Currently I am writing my PhD thesis and I am forming the chapters in the form of principles. The title is most likely going to be the first chapter. And it is going to be the chapter with the least amount of numbers, where I will be sharing my ideas regarding "how to get the perfect data".
Unfortunately there is no formula or silver-bullet answer to perfect data. This is mainly due to the fact that reaching the right data is an interplay of various different factors such as:
- domain knowledge,
- the people generating, using and collecting the data,
- the particular characteristics of the data
Hence, I believe that the principles (of the first chapter) to focus are along these lines:
Principle #1, Know your domain: Each domain or product has a
way of reflecting on the data. Often times, what seems to be a recurring
anomaly has a reasonable explanation. However, this knowledge is usually hidden
to an outsider data analyst. For example, if you are analyzing the commit
information of a particular company, it is best to spend some time understanding
the generation and progression of their code in their particular branching
structure.
Principle #2, Let the Experts Talk: The very initial results
have a higher chance of being blown by the domain experts, this is only
natural. Because, the very initial results are based on the data with the most limited
domain knowledge of the analyst and with limited expert input. The success of the very initial
results are better to be measured by the amount of discussion they stimulate
among the experts or attendees of that meeting. If it creates a discussion and
you are bombarded with questions and suggestions regarding how to improve your
analysis, then the analysis is on a good track and this is the time to listen
to experts regarding what false assumptions were made during data collection, what
other considerations should be included and so on. Furthermore, it may be a
good time to know the right people to ask domain specific questions.

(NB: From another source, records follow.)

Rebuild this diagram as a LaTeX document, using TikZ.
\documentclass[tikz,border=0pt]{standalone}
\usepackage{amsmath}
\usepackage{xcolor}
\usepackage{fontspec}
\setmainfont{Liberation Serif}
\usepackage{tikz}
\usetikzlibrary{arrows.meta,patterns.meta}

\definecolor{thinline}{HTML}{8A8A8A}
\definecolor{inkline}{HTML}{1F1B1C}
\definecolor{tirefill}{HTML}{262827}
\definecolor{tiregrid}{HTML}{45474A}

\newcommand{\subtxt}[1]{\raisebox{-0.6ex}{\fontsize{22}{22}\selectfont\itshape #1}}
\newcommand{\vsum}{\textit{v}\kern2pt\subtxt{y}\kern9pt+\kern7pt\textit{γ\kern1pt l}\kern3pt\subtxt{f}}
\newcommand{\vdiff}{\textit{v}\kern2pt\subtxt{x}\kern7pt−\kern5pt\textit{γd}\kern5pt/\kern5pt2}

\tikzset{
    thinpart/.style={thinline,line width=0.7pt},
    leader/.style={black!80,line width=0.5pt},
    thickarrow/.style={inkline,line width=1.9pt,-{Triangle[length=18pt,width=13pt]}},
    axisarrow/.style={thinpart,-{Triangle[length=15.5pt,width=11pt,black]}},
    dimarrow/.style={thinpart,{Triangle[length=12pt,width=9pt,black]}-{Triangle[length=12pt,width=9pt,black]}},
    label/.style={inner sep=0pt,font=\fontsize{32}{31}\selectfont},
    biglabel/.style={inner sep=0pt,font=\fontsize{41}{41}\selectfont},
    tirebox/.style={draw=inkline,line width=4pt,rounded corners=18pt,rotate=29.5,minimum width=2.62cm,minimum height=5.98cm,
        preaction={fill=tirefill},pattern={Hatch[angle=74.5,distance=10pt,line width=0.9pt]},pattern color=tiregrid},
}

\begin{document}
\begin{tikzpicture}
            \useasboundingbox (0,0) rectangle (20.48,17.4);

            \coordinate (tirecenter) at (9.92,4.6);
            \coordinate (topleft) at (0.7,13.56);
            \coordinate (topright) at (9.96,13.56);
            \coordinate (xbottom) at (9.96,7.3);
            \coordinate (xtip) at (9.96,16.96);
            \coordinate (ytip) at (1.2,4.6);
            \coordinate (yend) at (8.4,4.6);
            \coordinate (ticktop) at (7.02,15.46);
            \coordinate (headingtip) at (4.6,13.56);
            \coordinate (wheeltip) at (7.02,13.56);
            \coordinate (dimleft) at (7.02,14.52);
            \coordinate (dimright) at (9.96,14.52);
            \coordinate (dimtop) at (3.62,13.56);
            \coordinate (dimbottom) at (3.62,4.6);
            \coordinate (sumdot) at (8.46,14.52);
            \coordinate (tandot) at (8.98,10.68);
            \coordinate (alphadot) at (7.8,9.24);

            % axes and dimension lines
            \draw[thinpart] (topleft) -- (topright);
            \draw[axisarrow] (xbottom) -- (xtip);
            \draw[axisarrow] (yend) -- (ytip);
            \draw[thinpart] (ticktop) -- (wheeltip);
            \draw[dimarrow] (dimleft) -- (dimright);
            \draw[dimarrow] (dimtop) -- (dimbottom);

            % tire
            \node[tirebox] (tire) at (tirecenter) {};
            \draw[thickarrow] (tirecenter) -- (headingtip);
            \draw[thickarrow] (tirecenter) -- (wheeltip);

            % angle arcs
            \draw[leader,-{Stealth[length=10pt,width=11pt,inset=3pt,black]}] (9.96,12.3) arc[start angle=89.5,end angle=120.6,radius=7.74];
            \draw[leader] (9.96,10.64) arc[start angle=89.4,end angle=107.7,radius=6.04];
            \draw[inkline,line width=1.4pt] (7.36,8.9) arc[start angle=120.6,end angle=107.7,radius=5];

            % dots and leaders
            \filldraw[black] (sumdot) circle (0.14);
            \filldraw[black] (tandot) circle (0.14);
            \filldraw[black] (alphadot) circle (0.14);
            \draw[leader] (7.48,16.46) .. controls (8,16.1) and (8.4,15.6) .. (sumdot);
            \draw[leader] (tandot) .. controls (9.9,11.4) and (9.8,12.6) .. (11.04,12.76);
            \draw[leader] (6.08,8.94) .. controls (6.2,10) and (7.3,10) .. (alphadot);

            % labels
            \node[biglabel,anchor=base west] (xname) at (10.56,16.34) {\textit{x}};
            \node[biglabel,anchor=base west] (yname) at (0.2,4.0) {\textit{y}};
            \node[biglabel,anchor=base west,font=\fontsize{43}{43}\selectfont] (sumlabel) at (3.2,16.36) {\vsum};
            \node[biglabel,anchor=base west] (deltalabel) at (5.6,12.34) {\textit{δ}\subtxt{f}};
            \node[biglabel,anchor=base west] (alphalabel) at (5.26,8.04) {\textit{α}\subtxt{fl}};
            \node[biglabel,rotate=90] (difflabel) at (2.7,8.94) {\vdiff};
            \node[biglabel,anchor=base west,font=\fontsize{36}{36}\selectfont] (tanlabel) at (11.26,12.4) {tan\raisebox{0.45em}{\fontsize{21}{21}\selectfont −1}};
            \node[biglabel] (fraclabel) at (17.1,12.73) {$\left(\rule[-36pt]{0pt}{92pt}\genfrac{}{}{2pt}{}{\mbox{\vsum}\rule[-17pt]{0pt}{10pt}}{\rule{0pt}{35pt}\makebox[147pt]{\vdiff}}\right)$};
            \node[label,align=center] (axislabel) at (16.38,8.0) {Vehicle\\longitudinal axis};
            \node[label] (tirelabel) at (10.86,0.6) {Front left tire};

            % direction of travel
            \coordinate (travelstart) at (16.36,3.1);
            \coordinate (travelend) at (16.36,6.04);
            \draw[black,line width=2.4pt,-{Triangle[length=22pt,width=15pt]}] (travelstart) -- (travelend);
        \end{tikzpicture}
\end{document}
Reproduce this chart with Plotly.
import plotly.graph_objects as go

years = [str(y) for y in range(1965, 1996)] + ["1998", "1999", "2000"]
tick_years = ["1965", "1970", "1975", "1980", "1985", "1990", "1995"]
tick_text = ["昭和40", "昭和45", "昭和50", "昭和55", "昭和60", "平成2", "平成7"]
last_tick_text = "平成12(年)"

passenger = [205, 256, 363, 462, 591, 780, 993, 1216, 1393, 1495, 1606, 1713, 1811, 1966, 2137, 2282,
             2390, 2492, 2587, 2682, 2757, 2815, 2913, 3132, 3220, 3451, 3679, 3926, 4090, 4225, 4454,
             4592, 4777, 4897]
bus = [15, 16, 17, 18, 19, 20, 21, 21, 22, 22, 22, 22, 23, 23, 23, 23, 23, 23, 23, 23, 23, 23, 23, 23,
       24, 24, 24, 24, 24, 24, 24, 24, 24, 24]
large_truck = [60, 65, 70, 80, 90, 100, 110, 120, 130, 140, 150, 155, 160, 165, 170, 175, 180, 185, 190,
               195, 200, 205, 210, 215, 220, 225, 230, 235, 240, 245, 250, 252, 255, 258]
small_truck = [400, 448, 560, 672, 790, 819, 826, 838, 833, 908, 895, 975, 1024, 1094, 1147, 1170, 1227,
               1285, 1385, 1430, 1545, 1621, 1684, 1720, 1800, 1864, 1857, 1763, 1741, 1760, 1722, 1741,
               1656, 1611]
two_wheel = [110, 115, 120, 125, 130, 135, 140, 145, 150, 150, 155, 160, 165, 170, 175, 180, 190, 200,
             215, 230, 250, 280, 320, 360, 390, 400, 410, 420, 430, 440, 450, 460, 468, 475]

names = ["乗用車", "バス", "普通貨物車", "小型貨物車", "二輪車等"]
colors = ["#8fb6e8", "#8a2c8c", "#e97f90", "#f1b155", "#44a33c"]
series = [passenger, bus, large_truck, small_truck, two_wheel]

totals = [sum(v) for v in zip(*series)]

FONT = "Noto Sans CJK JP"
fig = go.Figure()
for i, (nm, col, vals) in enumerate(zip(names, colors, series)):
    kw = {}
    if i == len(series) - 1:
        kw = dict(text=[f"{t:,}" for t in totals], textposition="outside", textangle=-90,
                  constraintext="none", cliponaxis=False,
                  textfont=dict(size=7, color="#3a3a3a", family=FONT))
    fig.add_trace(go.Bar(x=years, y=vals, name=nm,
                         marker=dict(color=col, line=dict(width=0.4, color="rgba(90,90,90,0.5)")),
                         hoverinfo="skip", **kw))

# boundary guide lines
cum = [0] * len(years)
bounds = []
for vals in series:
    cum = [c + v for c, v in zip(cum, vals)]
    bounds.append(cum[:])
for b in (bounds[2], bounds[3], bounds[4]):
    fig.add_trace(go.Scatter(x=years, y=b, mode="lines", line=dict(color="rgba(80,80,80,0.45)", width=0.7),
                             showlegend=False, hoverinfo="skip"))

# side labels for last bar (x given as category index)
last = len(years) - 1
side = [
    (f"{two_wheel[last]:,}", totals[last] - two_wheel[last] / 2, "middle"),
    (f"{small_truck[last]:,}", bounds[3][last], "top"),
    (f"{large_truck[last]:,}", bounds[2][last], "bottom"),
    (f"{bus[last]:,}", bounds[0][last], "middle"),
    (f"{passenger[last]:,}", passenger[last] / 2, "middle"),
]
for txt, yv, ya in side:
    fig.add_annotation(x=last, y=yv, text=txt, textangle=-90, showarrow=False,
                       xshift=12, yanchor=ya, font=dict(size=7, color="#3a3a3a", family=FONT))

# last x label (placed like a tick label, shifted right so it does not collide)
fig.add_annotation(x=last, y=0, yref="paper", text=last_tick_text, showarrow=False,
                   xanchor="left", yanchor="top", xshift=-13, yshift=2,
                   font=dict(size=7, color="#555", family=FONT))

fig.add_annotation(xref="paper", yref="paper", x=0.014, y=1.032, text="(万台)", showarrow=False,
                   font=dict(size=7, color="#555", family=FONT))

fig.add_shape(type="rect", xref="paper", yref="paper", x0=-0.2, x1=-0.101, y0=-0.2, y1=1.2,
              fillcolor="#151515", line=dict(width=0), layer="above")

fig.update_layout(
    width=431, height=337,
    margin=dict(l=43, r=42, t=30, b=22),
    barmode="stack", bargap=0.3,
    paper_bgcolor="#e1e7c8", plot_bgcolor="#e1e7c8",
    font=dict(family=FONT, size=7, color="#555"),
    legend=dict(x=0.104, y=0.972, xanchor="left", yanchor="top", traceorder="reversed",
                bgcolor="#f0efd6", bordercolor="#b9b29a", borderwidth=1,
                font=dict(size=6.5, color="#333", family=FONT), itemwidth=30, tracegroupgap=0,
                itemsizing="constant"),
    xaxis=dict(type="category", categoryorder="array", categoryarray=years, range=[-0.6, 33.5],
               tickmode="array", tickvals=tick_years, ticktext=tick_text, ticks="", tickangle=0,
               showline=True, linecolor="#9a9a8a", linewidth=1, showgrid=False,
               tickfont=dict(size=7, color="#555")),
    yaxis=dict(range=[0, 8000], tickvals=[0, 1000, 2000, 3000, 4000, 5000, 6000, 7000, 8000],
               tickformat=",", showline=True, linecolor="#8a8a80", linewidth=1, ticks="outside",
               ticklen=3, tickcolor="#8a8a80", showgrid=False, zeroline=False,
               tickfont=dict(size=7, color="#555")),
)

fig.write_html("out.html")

Principle #3, Suspect your data: Anything too good or too
surprising to be true has a high chance of being not true indeed. Once an analyst accumulates enough domain knowledge and enough feedback from the domain
experts, it is time for the more mechanical part of the data analysis phase. In
this phase, one can inspect the data manually by looking at e.g. the min-max values
of each feature or by plotting the values of each individual feature value
through different methods, e.g. a box-plot. This sometimes works like a charm to identify any
errors in the data collection. It also can hint which instances are likely to
be outliers.
Principle #4, Data collection is spiral: Note the principles
associated with data collection are not necessarily sequential. In other words,
they are intermingled, which requires one to get more domain feedback or expert
input in the case of data anomalies, then updating the collected data as well
as the analysis, then getting expert feedback again and so on.